Friday, August 12, 2016

The "Access and Opportunity" Argument and Evidentiary Burdens

In my last post, I discussed another bad-faith ruling in the context of misguided, opportunistic trade-secrets litigation.

When discussing that particular case, I raised the prevalence of the "access and opportunity" theory and how the use of that particular theory (and the simplistic building blocks upon which it's based) can walk a plaintiff right into a bad-faith fee claim.

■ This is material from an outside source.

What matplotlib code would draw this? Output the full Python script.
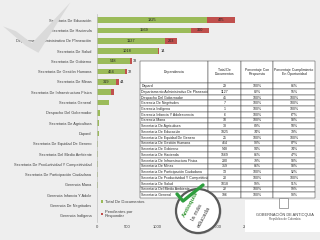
import matplotlib
matplotlib.use('Agg')
import matplotlib.pyplot as plt
from matplotlib.patches import Polygon, Circle, Rectangle

plt.rcParams['font.family'] = ['Liberation Sans', 'DejaVu Sans']

# Datos del gráfico (de arriba hacia abajo)
dependencias = [
    'Secretaria De Educación', 'Secretaria De Hacienda',
    'Departamento Administrativo De Planeación', 'Secretaria De Salud',
    'Secretaria De Gobierno', 'Secretaria De Gestión Humana',
    'Secretaria De Minas', 'Secretaria De Infraestructura Física',
    'Secretaria General', 'Despacho Del Gobernador',
    'Secretaria De Agricultura', 'Dapard',
    'Secretaria De Equidad De Genero', 'Secretaria Del Medio Ambiente',
    'Secretaria De Productividad Y Competitividad',
    'Secretaria De Participación Ciudadana', 'Gerencia Mana',
    'Gerencia Infancia Y Adole', 'Gerencia De Negritudes', 'Gerencia Indígena',
]
total_docs = [1825, 1569, 1127, 1018, 548, 464, 319, 230, 196, 45,
              38, 29, 25, 22, 20, 13, 10, 6, 7, 1]
pendientes = [475, 300, 203, 14, 33, 32, 44, 48, 0, 0,
              4, 0, 0, 0, 0, 0, 0, 0, 0, 0]
etiqueta_verde = [True] * 7 + [False] * 13
etiqueta_roja = [True] * 7 + [False] * 13

# Datos de la tabla
tabla_cols = ['Dependencia', 'Total De\nDocumentos', 'Porcentaje Con\nRespuesta',
              'Porcentaje Cumplimiento\nEn Oportunidad']
tabla_dep = ['Dapard', 'Departamento Administrativo De Planeación',
             'Despacho Del Gobernador', 'Gerencia De Negritudes', 'Gerencia Indígena',
             'Gerencia Infancia Y Adolescencia', 'Gerencia Mana',
             'Secretaria De Agricultura', 'Secretaria De Educación',
             'Secretaria De Equidad De Genero', 'Secretaria De Gestión Humana',
             'Secretaria De Gobierno', 'Secretaria De Hacienda',
             'Secretaria De Infraestructura Física', 'Secretaria De Minas',
             'Secretaria De Participación Ciudadana',
             'Secretaria De Productividad Y Competitividad', 'Secretaria De Salud',
             'Secretaria Del Medio Ambiente', 'Secretaria General']
tabla_total = [29, 1127, 45, 7, 1, 6, 10, 38, 1825, 25, 464, 548, 1569, 230, 319,
               13, 20, 1018, 22, 196]
tabla_resp = ['100%', '82%', '100%', '100%', '100%', '100%', '100%', '89%', '74%',
              '100%', '93%', '94%', '86%', '79%', '86%', '100%', '100%', '99%',
              '100%', '100%']
tabla_oport = ['86%', '55%', '100%', '100%', '100%', '67%', '90%', '50%', '39%',
               '100%', '87%', '74%', '47%', '90%', '90%', '92%', '100%', '91%',
               '99%', '98%']

verde = '#9bbb59'
rojo = '#c0504d'
fondo = '#eeeeee'

fig = plt.figure(figsize=(3.2, 2.4), dpi=100)
fig.patch.set_facecolor(fondo)

# Marca de agua (check gris)
fig.patches.append(Polygon([(0.01, 0.89), (0.05, 0.87), (0.10, 0.82), (0.22, 0.99),
                            (0.12, 0.78), (0.08, 0.81)],
                           closed=True, transform=fig.transFigure,
                           facecolor='#dadada', edgecolor='none', zorder=0))

ax = fig.add_axes([0.303, 0.075, 0.469, 0.867])
ax.set_facecolor('none')
y = list(range(len(dependencias)))
ax.barh(y, total_docs, height=0.55, color=verde, label='Total De Documentos')
ax.barh(y, pendientes, left=total_docs, height=0.55, color=rojo,
        label='Pendientes por\nResponder')
ax.set_ylim(len(dependencias) - 0.4, -0.6)
ax.set_xlim(0, 2500)
ax.set_yticks(y)
ax.set_yticklabels(dependencias, fontsize=2.8, color='#404040')
ax.set_xticks([0, 500, 1000, 1500, 2000, 2500])
ax.tick_params(axis='x', labelsize=3.0, colors='#404040', length=0, pad=2)
ax.tick_params(axis='y', length=0, pad=4)
for s in ['top', 'right', 'bottom']:
    ax.spines[s].set_visible(False)
ax.spines['left'].set_color('#bfbfbf')
ax.spines['left'].set_linewidth(0.5)

for i in y:
    if etiqueta_verde[i]:
        ax.text(total_docs[i] / 2, i, str(total_docs[i]), ha='center', va='center',
                fontsize=2.8, color='#262626')
    if etiqueta_roja[i]:
        if pendientes[i] > 150:
            ax.text(total_docs[i] + pendientes[i] / 2, i, str(pendientes[i]),
                    ha='center', va='center', fontsize=2.8, color='#262626')
        else:
            ax.text(total_docs[i] + pendientes[i] + 25, i, str(pendientes[i]),
                    ha='left', va='center', fontsize=2.8, color='#262626')

ax.legend(loc='lower left', bbox_to_anchor=(0.0, 0.0), frameon=False, fontsize=3.0,
          handlelength=0.6, handleheight=0.6, labelspacing=1.4, handletextpad=0.4,
          labelcolor='#404040')

# Tabla
tax = fig.add_axes([140 / 320, (240 - 198) / 240, 175 / 320, 137 / 240])
tax.axis('off')
celdas = [[d, str(t), r, o] for d, t, r, o in zip(tabla_dep, tabla_total, tabla_resp, tabla_oport)]
tabla = tax.table(cellText=celdas, colLabels=tabla_cols, bbox=[0, 0, 1, 1],
                  colWidths=[68, 33, 32, 42], cellLoc='center')
tabla.auto_set_font_size(False)
tabla.set_fontsize(2.5)
for (r, c), cell in tabla.get_celld().items():
    cell.set_linewidth(0.35)
    cell.set_edgecolor('#404040')
    cell.set_facecolor('white')
    cell.set_height(22 if r == 0 else 5.7)
    cell.get_text().set_color('#262626')
    if r > 0 and c == 0:
        cell.get_text().set_ha('left')
        cell.PAD = 0.02

# Fondo blanco del logo de la gobernación
fig.patches.append(Rectangle((245 / 320, 8 / 240), 75 / 320, 32 / 240,
                             transform=fig.transFigure, facecolor='white',
                             edgecolor='none', zorder=1))

# Logo "Antioquia la más educada"
lax = fig.add_axes([170 / 320, 2 / 240, 55 / 320, 55 / 240])
lax.axis('off')
lax.set_xlim(0, 55)
lax.set_ylim(0, 55)
lax.set_aspect('equal')
lax.add_patch(Circle((28.5, 26.5), 23, facecolor='#c8c8c8', edgecolor='none'))
lax.add_patch(Circle((28, 27), 22, facecolor='white', edgecolor='#595959', lw=1.6))
lax.plot([7, 13, 33], [44, 37, 53], color='#2e9e3e', lw=2.4, solid_capstyle='round')
lax.text(20, 34, 'Antioquia', rotation=62, fontsize=4.4, color='#3a9a3a',
         ha='center', va='center', fontweight='bold')
lax.text(27, 26, 'la más', rotation=62, fontsize=4.4, color='#404040',
         ha='center', va='center')
lax.text(34, 21, 'educada', rotation=62, fontsize=4.4, color='#404040',
         ha='center', va='center')

# Gobernación de Antioquia
fig.patches.append(Rectangle((279 / 320, (240 - 208) / 240), 9 / 320, 10 / 240,
                             transform=fig.transFigure, facecolor='white',
                             edgecolor='#7f7f7f', lw=0.5, zorder=2))
fig.text(285 / 320, (240 - 215) / 240, 'GOBERNACIÓN DE ANTIOQUIA', fontsize=2.8,
         color='#404040', ha='center', va='center', zorder=3)
fig.text(285 / 320, (240 - 219) / 240, 'República de Colombia', fontsize=2.2,
         color='#595959', ha='center', va='center', zorder=3)

fig.savefig('out.png', dpi=100, facecolor=fig.get_facecolor())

This post, somewhat of a follow-up to my prior one, discusses a recent Fourth Circuit decision called RLM Communications, Inc. v. Tuschen, in which the court (applying North Carolina law) discussed the burdens of proof associated with an access-and-opportunity claim. To remind readers, an access-and-opportunity claim is one where the plaintiff's reasoning is based entirely on circumstantial evidence that pieces two innocuous facts together to lead to a conclusion. That is, the employee had access to certain trade secrets and s/he now works at a company where she would have the opportunity to benefit from using those secrets; therefore, s/he has misappropriated them.

For starters, "access and opportunity" might be called "inevitable disclosure" without the help of steroids. Typically, an inevitable disclosure claim rests on a trigger fact - that is, some suspicious fact that creates a needed evidentiary link to bolster an access-and-opportunity claim. One example might be suspicious work activity in the day or two leading to a resignation.

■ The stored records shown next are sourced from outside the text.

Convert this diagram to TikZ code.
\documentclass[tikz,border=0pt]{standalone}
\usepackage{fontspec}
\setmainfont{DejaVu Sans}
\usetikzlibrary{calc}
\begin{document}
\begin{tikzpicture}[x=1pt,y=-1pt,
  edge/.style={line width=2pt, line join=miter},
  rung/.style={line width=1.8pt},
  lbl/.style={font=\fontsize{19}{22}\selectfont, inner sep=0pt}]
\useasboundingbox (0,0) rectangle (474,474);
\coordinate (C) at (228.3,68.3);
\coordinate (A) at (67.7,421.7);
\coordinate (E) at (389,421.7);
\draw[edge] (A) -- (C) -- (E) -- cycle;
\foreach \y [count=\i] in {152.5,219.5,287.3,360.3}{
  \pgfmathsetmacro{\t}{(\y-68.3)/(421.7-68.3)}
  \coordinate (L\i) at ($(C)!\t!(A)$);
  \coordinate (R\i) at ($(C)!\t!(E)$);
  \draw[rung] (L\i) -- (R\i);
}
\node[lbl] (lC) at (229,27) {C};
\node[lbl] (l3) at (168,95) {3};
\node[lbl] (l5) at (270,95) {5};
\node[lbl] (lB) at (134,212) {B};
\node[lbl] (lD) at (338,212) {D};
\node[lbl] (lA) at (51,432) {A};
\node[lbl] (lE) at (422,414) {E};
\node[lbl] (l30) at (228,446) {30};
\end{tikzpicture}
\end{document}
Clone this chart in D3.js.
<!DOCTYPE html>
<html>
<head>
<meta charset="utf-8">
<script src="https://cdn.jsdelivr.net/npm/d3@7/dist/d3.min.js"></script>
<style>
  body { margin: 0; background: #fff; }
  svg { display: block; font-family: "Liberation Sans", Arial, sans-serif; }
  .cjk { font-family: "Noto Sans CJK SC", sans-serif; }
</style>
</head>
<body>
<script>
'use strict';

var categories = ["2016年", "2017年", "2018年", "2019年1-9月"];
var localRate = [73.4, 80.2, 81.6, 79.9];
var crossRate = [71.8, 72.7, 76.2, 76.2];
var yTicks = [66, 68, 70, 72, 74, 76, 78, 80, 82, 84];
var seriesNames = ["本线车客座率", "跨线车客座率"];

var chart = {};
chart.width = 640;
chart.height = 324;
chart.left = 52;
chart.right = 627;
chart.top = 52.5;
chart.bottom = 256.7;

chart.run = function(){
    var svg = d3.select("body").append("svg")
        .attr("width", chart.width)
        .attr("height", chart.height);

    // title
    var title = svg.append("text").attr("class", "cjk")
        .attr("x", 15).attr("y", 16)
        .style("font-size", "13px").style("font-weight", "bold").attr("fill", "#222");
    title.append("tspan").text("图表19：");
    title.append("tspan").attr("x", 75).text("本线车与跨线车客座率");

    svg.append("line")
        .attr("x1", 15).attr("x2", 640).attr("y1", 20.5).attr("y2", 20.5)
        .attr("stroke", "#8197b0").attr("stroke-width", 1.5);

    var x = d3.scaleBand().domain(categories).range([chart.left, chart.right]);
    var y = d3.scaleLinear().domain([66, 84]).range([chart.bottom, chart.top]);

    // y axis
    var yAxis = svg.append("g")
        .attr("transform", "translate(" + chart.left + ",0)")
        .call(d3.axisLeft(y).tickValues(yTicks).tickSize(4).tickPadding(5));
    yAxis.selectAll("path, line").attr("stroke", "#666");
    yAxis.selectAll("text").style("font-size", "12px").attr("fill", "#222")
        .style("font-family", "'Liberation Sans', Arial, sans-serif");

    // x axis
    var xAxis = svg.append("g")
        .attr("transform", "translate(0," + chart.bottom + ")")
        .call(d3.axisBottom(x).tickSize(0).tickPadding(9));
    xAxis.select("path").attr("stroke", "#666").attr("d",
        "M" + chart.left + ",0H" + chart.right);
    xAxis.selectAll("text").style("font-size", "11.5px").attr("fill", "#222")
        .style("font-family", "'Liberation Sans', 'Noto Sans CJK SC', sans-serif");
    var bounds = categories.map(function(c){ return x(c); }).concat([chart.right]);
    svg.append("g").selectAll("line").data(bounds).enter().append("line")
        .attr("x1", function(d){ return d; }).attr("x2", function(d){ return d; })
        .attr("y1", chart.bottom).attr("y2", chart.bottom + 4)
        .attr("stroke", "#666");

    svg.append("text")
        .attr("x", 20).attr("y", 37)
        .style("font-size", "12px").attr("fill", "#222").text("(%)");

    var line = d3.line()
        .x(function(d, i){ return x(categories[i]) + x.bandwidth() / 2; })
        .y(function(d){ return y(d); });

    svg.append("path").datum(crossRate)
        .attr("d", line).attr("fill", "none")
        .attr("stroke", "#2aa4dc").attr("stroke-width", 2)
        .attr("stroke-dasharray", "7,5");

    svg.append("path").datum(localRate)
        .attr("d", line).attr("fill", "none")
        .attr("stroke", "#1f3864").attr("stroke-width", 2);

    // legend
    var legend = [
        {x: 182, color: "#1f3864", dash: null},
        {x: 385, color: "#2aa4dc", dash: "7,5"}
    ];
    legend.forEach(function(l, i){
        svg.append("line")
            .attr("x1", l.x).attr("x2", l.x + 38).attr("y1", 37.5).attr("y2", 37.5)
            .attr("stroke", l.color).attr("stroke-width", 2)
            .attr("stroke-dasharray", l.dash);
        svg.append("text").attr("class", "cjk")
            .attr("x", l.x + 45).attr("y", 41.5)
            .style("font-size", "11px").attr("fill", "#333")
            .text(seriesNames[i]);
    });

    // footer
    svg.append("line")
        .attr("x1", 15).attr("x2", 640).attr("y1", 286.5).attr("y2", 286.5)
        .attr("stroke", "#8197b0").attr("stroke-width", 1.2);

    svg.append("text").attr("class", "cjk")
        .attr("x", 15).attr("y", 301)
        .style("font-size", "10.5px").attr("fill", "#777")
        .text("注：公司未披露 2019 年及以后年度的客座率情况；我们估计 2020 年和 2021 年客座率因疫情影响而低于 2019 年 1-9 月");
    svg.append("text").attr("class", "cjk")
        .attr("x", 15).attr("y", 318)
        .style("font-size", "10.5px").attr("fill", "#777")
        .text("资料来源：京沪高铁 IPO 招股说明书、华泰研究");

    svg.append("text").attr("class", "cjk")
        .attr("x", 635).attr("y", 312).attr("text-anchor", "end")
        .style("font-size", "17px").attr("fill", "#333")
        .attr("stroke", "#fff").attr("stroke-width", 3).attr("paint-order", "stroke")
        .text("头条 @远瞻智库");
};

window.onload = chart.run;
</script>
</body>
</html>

The Tuschen court addressed a North Carolina statute that allows an employer to establish a prima facie case of trade secret misappropriation by showing knowledge of the secret and an opportunity to disclose it. According to the court, proving these facts alone did not enable the employer to survive summary judgment. In the critical passage, the court notes:

"In the employment context, if knowledge and opportunity suffice for a prima facie case of misappropriation, then an employer can state a prima facie case against its employee merely by showing that it gave the employee access to its trade secrets. The employer therefore can force such an employee to go to trial on a misappropriation claim - unless the employee can rebut the prima facie case."

The court dealt with the burden-shifting question by finding that North Carolina courts would require employers to do more. Either the acquisition of the trade secret was through an abuse of access (which would seem to fit within the plus-factor, inevitable-disclosure analysis I describe briefly above), or the employer must come forward and rebut an employee's showing that the acquisition of the trade secret was gained through the consent of the employer. This, too, would require some form of abuse or misuse of company access to take proprietary information.

An alternative way of saying this is that, for summary judgment purposes, knowledge and opportunity is not enough. An employer must present evidence beyond this to raise an inference of misappropriation.

The decision is a fairly interesting read in that it discusses burden-shifting much like courts assess claims of employment discrimination. The larger question the court addresses, though, is that weak trade secrets claims are perfectly suited for summary determination short of trial. Clearly the court was concerned about simplistic reasoning and the piling of unreasonable inferences - when the price for that stretched logic is forcing an employee to go through the pains of an arduous trial.